On October 9, Trump sent a letter to Turkish President Erdoğan about the conflict. It was released to the public on October 16. Erdoğan, reportedly, threw the letter in the bin. If you wish to read the letter, click here.

The ceasefire between Syria and Turkey expired on October 21, it was meant to give the Kurdish time to withdraw from the area that they had been self-ruling. 

In more recent news, on October 23 Trump lifted all sanctions in Turkey, and that the ceasefire will be permanent. 

The government of Turkey informed my administration that they would be stopping combat and their offensive in Syria,” Trump said. “And making the ceasefire permanent.”

Since October 20, 500 USA personnel have been moving through Syria. The personnel were reported first gathered at Hasakah, Syria, and en route to the east border. 

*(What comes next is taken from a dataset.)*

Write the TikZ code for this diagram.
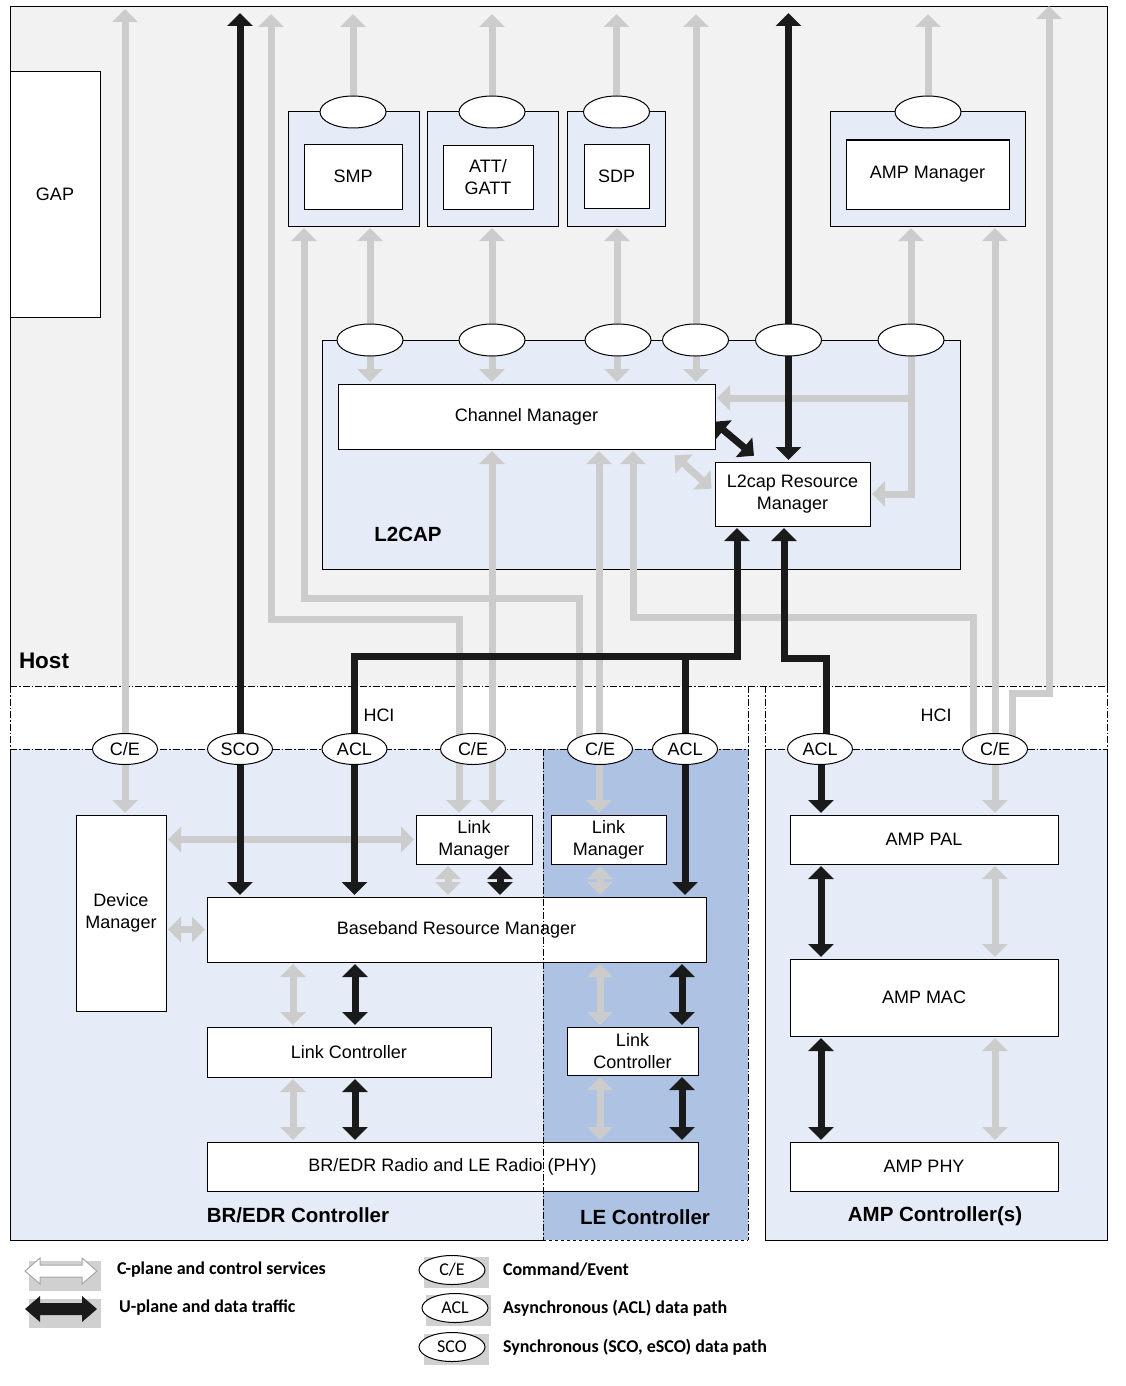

Even though this conflict is far away from us, it still affects many of the Niles North students who may be from, or have family in Syria or Turkey.  

“We’re talking about these kids’ homes,” said Aaron Minkus, a Modern World History, ALCUSH, and Honors American History teacher. “And, we’re talking big populations of our students, not only the Assyrian community but the Syrian community in this school that is directly affected by this…This is personal for many people, many kids and staff in this school.”